The experiment was repeated five times, each time with the same result. What impaired the females’ survival remains unknown, Ruff says. Autopsies didn’t reveal much, he adds, because his team generally enters an enclosure only about once every five weeks. So if a mouse died in one of the little community houses, of which there were four scattered around the enclosure, it could be days or even weeks before they were seen and retrieved for analysis. By then, serious decomposition would have masked markers of stress, hormone imbalances or other clues to their untimely demise.
But Ruff says one thing is suspicious. These early deaths started to occur in the females fed fructose-plus-glucose at about the time they were pregnant with their second litter. This was also just after they started to nurse their first babies. “So they’re under acute metabolic stress,” Ruff observes. And it appears that something about the separated-sugars diet compromised the moms’ vigor, relative to sucrose-reared neighbors.

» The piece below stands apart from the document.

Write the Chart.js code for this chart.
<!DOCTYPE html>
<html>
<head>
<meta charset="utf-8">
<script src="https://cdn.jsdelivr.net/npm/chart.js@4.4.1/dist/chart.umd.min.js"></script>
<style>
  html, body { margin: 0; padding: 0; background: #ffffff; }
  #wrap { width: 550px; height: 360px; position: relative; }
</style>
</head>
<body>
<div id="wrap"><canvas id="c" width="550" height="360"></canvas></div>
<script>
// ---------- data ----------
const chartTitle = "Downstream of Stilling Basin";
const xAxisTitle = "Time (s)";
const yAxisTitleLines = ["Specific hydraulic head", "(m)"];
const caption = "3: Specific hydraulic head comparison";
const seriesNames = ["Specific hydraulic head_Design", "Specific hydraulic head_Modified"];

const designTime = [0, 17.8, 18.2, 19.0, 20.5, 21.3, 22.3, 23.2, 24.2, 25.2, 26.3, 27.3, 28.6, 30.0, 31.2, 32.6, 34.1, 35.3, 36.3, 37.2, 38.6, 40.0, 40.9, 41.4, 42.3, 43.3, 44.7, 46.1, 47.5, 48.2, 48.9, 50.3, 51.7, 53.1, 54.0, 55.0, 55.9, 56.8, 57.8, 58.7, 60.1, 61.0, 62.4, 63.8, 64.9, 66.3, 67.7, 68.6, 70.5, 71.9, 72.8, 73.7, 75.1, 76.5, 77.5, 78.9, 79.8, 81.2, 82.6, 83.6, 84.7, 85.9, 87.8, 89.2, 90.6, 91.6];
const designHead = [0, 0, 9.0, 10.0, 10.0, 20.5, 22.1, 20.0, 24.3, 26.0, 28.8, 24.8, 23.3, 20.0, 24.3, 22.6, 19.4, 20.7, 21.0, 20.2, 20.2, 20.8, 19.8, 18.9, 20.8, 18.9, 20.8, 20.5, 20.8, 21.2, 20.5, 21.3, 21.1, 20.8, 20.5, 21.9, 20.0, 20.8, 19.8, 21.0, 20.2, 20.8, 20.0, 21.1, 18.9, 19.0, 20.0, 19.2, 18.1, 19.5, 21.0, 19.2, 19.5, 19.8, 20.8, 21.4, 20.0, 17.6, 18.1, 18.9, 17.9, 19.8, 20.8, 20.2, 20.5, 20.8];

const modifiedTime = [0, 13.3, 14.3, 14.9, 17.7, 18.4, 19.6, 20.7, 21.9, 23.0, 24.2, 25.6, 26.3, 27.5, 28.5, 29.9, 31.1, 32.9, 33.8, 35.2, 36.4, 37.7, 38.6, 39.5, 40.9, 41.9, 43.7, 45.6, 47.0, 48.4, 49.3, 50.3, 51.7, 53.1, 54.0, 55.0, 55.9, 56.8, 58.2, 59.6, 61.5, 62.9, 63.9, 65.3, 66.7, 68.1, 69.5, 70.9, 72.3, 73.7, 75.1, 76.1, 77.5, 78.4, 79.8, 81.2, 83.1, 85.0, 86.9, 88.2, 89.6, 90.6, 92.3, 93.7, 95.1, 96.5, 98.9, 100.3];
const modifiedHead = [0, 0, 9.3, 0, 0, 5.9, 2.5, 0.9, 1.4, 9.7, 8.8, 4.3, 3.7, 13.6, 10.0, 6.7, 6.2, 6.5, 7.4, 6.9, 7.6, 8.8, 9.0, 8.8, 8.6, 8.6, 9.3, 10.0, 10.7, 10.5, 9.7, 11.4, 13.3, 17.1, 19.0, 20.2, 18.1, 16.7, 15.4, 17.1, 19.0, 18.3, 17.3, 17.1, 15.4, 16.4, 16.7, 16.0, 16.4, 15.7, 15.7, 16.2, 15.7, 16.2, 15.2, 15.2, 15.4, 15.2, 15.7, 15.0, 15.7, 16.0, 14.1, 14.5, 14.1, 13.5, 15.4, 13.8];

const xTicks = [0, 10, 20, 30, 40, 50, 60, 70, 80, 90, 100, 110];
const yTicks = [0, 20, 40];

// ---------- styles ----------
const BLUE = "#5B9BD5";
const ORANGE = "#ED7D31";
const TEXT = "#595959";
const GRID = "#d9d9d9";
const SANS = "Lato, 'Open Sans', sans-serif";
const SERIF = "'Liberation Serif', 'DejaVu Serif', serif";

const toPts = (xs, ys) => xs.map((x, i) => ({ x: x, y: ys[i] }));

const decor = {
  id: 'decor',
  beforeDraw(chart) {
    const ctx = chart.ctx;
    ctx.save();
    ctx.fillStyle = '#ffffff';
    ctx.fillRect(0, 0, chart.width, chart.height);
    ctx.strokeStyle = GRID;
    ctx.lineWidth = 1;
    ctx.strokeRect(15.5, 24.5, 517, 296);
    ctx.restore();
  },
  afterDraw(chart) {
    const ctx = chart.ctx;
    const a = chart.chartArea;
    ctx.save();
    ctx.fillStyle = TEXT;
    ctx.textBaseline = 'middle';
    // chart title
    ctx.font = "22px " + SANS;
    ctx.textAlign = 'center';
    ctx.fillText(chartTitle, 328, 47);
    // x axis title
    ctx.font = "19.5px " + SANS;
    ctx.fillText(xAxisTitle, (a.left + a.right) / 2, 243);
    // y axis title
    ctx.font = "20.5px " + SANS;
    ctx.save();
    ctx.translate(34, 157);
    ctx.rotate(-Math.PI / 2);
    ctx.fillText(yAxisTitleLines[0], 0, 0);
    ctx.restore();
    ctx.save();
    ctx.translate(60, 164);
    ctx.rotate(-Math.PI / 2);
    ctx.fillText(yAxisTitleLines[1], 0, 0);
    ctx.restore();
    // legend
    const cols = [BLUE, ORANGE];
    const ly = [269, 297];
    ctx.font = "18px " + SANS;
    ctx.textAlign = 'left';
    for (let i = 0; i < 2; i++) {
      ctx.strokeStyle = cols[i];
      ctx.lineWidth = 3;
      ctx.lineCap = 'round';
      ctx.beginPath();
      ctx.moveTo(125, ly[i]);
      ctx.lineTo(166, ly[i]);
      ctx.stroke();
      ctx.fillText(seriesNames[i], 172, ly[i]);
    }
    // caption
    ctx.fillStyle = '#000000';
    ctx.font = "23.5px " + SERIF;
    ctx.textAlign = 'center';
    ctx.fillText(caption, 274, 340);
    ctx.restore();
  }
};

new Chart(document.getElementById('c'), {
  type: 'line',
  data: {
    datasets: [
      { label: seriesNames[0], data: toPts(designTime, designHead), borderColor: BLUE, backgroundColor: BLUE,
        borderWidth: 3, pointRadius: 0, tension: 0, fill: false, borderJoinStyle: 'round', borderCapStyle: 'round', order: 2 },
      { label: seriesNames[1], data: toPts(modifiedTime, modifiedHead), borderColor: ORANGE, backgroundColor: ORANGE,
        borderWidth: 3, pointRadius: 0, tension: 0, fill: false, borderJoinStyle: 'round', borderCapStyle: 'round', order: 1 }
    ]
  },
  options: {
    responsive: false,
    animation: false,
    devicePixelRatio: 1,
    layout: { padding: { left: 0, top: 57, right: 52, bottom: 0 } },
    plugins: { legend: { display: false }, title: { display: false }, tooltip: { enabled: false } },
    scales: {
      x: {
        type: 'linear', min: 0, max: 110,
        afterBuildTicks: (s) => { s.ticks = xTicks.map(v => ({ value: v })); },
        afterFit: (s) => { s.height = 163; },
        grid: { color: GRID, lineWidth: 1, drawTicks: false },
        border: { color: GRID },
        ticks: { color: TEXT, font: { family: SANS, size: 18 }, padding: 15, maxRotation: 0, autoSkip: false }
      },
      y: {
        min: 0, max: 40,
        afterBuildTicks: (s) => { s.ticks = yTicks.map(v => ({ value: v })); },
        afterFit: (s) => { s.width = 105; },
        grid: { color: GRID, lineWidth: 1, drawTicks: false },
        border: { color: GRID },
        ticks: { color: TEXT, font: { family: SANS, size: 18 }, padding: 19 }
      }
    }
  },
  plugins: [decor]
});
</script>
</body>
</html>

That’s concerning, he adds, because the dual delivery of simple sugars in their diet somewhat mirrors the delivery of carbohydrates inhigh-fructose corn syrup (aka corn sugar), where its component sugars are delivered individually, Ruff says, not as sucrose with a little fructose bonus.
In a second experiment, Ruff and his colleagues fed their weanling mice a diet of the two simple sugars or an equal-calorie quantity of corn starch. After three months, these two groups of mice were united in the big enclosures for 200 days.

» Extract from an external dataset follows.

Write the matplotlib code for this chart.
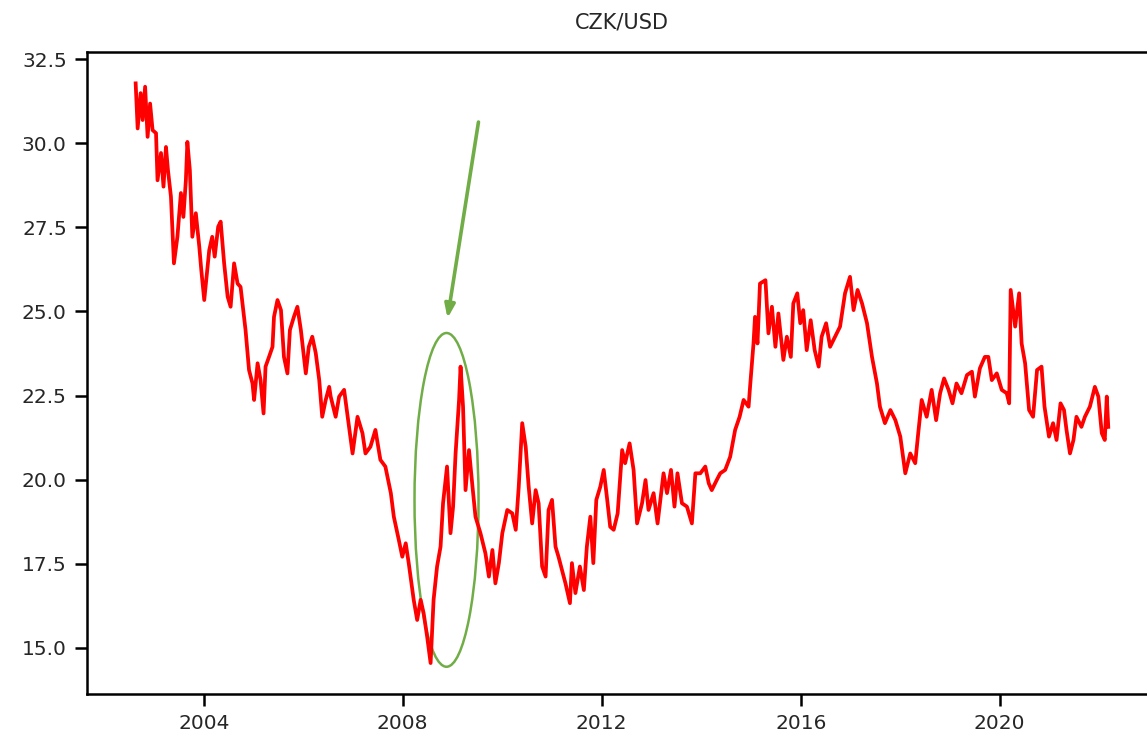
import matplotlib
matplotlib.use("Agg")
import matplotlib.pyplot as plt
import matplotlib.dates as mdates
from matplotlib.patches import Ellipse
import pandas as pd

# decimal years and CZK/USD values
years = [
    2002.63, 2002.67, 2002.73, 2002.77, 2002.82, 2002.87, 2002.92, 2002.97, 2003.04, 2003.07,
    2003.14, 2003.19, 2003.24, 2003.28, 2003.34, 2003.40, 2003.47, 2003.54, 2003.59, 2003.64,
    2003.67, 2003.72, 2003.77, 2003.84, 2003.91, 2003.95, 2004.01, 2004.11, 2004.17, 2004.22,
    2004.29, 2004.34, 2004.41, 2004.48, 2004.54, 2004.61, 2004.68, 2004.74, 2004.84, 2004.91,
    2004.98, 2005.01, 2005.08, 2005.14, 2005.20, 2005.24, 2005.31, 2005.38, 2005.41, 2005.48,
    2005.55, 2005.61, 2005.68, 2005.73, 2005.81, 2005.88, 2005.95, 2006.05, 2006.11, 2006.18,
    2006.25, 2006.32, 2006.38, 2006.45, 2006.52, 2006.55, 2006.65, 2006.72, 2006.82, 2006.92,
    2006.99, 2007.09, 2007.19, 2007.25, 2007.35, 2007.45, 2007.55, 2007.65, 2007.76, 2007.82,
    2007.92, 2007.99, 2008.06, 2008.12, 2008.22, 2008.29, 2008.36, 2008.42, 2008.49, 2008.56,
    2008.62, 2008.69, 2008.76, 2008.81, 2008.89, 2008.96, 2009.01, 2009.06, 2009.13, 2009.16,
    2009.21, 2009.26, 2009.33, 2009.40, 2009.46, 2009.56, 2009.66, 2009.73, 2009.80, 2009.86,
    2009.93, 2010.00, 2010.10, 2010.20, 2010.27, 2010.33, 2010.40, 2010.47, 2010.53, 2010.60,
    2010.67, 2010.73, 2010.80, 2010.87, 2010.93, 2011.00, 2011.07, 2011.13, 2011.20, 2011.27,
    2011.36, 2011.40, 2011.47, 2011.56, 2011.64, 2011.70, 2011.77, 2011.83, 2011.89, 2011.97,
    2012.04, 2012.11, 2012.17, 2012.24, 2012.32, 2012.41, 2012.47, 2012.56, 2012.64, 2012.71,
    2012.81, 2012.88, 2012.94, 2013.04, 2013.12, 2013.24, 2013.31, 2013.39, 2013.46, 2013.52,
    2013.61, 2013.71, 2013.81, 2013.88, 2013.98, 2014.08, 2014.15, 2014.21, 2014.31, 2014.38,
    2014.48, 2014.58, 2014.68, 2014.77, 2014.85, 2014.95, 2014.98, 2015.05, 2015.08, 2015.13,
    2015.18, 2015.29, 2015.35, 2015.42, 2015.49, 2015.55, 2015.65, 2015.72, 2015.80, 2015.85,
    2015.93, 2015.99, 2016.05, 2016.12, 2016.20, 2016.28, 2016.36, 2016.42, 2016.51, 2016.59,
    2016.69, 2016.79, 2016.89, 2016.99, 2017.06, 2017.14, 2017.23, 2017.33, 2017.43, 2017.53,
    2017.59, 2017.69, 2017.80, 2017.90, 2018.00, 2018.10, 2018.20, 2018.30, 2018.36, 2018.43,
    2018.53, 2018.63, 2018.72, 2018.80, 2018.88, 2018.97, 2019.05, 2019.13, 2019.23, 2019.34,
    2019.44, 2019.50, 2019.60, 2019.70, 2019.77, 2019.84, 2019.94, 2020.04, 2020.14, 2020.19,
    2020.22, 2020.31, 2020.39, 2020.44, 2020.51, 2020.59, 2020.67, 2020.75, 2020.84, 2020.90,
    2020.99, 2021.07, 2021.14, 2021.22, 2021.29, 2021.34, 2021.41, 2021.48, 2021.54, 2021.64,
    2021.71, 2021.81, 2021.91, 2021.98, 2022.05, 2022.11, 2022.15, 2022.18,
]
rates = [
    31.78, 30.44, 31.49, 30.69, 31.68, 30.19, 31.18, 30.39, 30.30, 28.90,
    29.71, 28.71, 29.89, 29.20, 28.41, 26.43, 27.22, 28.52, 27.81, 28.90,
    30.04, 29.20, 27.22, 27.92, 26.92, 26.23, 25.34, 26.82, 27.22, 26.63,
    27.52, 27.67, 26.43, 25.44, 25.14, 26.43, 25.83, 25.73, 24.45, 23.26,
    22.86, 22.37, 23.46, 22.96, 21.97, 23.36, 23.65, 23.95, 24.84, 25.34,
    25.04, 23.65, 23.16, 24.45, 24.84, 25.14, 24.45, 23.16, 23.95, 24.25,
    23.76, 22.96, 21.87, 22.37, 22.76, 22.47, 21.87, 22.47, 22.67, 21.57,
    20.78, 21.87, 21.38, 20.78, 20.98, 21.48, 20.59, 20.39, 19.60, 18.90,
    18.21, 17.71, 18.11, 17.52, 16.43, 15.83, 16.43, 16.03, 15.34, 14.55,
    16.43, 17.42, 18.01, 19.30, 20.39, 18.41, 19.20, 20.78, 22.37, 23.36,
    22.17, 19.69, 20.88, 19.79, 18.90, 18.41, 17.81, 17.12, 17.91, 16.92,
    17.52, 18.41, 19.10, 19.00, 18.51, 19.79, 21.68, 20.98, 19.79, 18.70,
    19.69, 19.30, 17.42, 17.12, 19.10, 19.40, 18.01, 17.71, 17.32, 16.92,
    16.33, 17.52, 16.63, 17.42, 16.72, 18.01, 18.90, 17.52, 19.40, 19.79,
    20.29, 19.40, 18.60, 18.51, 19.00, 20.88, 20.49, 21.08, 20.29, 18.70,
    19.30, 19.99, 19.10, 19.60, 18.70, 20.19, 19.60, 20.29, 19.20, 20.19,
    19.30, 19.20, 18.70, 20.19, 20.19, 20.39, 19.89, 19.69, 19.99, 20.19,
    20.29, 20.68, 21.48, 21.87, 22.37, 22.17, 22.76, 24.05, 24.84, 24.05,
    25.83, 25.93, 24.35, 25.14, 23.95, 24.94, 23.56, 24.25, 23.65, 25.24,
    25.54, 24.65, 25.04, 23.85, 24.74, 23.85, 23.36, 24.25, 24.65, 23.95,
    24.25, 24.55, 25.54, 26.03, 25.04, 25.64, 25.24, 24.65, 23.65, 22.86,
    22.17, 21.68, 22.07, 21.77, 21.28, 20.19, 20.78, 20.49, 21.38, 22.37,
    21.87, 22.67, 21.77, 22.57, 23.01, 22.67, 22.27, 22.86, 22.57, 23.11,
    23.21, 22.47, 23.31, 23.65, 23.65, 22.96, 23.16, 22.67, 22.57, 22.27,
    25.64, 24.55, 25.54, 24.05, 23.46, 22.07, 21.87, 23.26, 23.36, 22.17,
    21.28, 21.68, 21.18, 22.27, 22.07, 21.48, 20.78, 21.18, 21.87, 21.57,
    21.87, 22.17, 22.76, 22.47, 21.38, 21.18, 22.47, 21.57,
]
tick_years = [2004, 2008, 2012, 2016, 2020]
title = "CZK/USD"

# annotation (ellipse + arrow) in data units
ell_center = (2008.88, 19.40)
ell_size = (1.285, 9.92)
arrow_start = (2009.52, 30.63)
arrow_end = (2008.90, 24.80)


def to_date(y):
    yr = int(y)
    return pd.Timestamp(year=yr, month=1, day=1) + pd.Timedelta(days=(y - yr) * 365.25)


dates = [to_date(y) for y in years]

plt.rcParams['font.family'] = ['DejaVu Sans']
fig = plt.figure(figsize=(11.47, 7.44), dpi=100)
ax = fig.add_axes([0.0758, 0.0672, 0.9329, 0.8628])

ax.plot(dates, rates, color='#ff0000', linewidth=2.7, solid_joinstyle='round')

ax.set_ylim(13.63, 32.71)
ax.set_xlim(to_date(2001.65), to_date(2023.16))
ax.set_yticks([15.0, 17.5, 20.0, 22.5, 25.0, 27.5, 30.0, 32.5])
ax.set_xticks([pd.Timestamp(year=y, month=1, day=1) for y in tick_years])
ax.xaxis.set_major_formatter(mdates.DateFormatter('%Y'))

for sp in ax.spines.values():
    sp.set_linewidth(1.8)
ax.tick_params(axis='both', length=8.5, width=1.8, labelsize=14.5,
               labelcolor='#262626', pad=6)

ax.set_title(title, fontsize=15, color='#262626', pad=17)

green = '#70ad47'
ex = mdates.date2num(to_date(ell_center[0]))
ew = mdates.date2num(to_date(ell_center[0] + ell_size[0] / 2)) - mdates.date2num(to_date(ell_center[0] - ell_size[0] / 2))
ax.add_patch(Ellipse((ex, ell_center[1]), ew, ell_size[1], fill=False,
                     edgecolor=green, linewidth=1.8))
ax.annotate('', xy=(to_date(arrow_end[0]), arrow_end[1]),
            xytext=(to_date(arrow_start[0]), arrow_start[1]),
            arrowprops=dict(arrowstyle='-|>,head_length=0.8,head_width=0.3',
                            color=green, linewidth=2.6, shrinkA=0, shrinkB=0))

fig.savefig('out.png', dpi=100)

Here too, females that had been reared on the simple sugars experienced triple the rate of mortality seen in the other moms.
But in this experiment, sugar-fed males also suffered a disadvantage. They had a more difficult time fighting off competitors to win control of prime real estate – a little mouse house where their eventual family would be able to nest in comfortable darkness. The fallout from this: Sugar-reared males fathered only half as many babies, largely because most females rejected the non-dominant males as a potential mate.

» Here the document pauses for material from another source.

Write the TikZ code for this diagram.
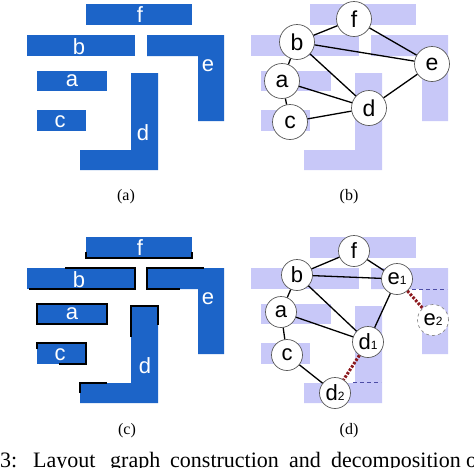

Says Ruff, this suggests that being raised for the human equivalent of adolescence through early middle age on a diet of simple sugars may subtly impair health or behavior relative to diets comprised of more complex carbohydrates.
“Successful reproduction is the raison d’être for mice,” explains Potts. The enclosure-ecosystem assays that his group is pioneering allow scientists to identify “sensitive measures of toxicity,” he says, because these test environments “integrate the impacts of multiple physiological changes.” For instance, he notes, if some exposure renders one house hunter unable to take the proverbial keys to a secluded villa, his family will be forced out into the open where they’ll be vulnerable to predators. It’s in competition with other mice – especially ones that might have grown up under different conditions – that a house hunter proves his mettle.
If the novel community-enclosure systems reveal an apparent reproductive vulnerability, the next step will be to home in on the cause through more conventional toxicological testing, Ruff says.
“I think it’s an interesting approach,” says John Vandenbergh, the former head of biology at North Carolina State University in Raleigh. This assay does “sort of give a global response – an end measure to a whole long series of physiological and behavioral adaptations to these diets.”
However, he adds, data acquired from such a system are unlikely to impress regulators, like risk-assessment analysts with the Food and Drug Administration. And the reason: “it’s just an end measurement – where the animals either die or they don’t breed.” Understanding the cause of health impacts is what really sways regulators, Vandenbergh says. But as an early screening test for possible adverse effects, he says, the new enclosure-system assay do hold interesting possibilities.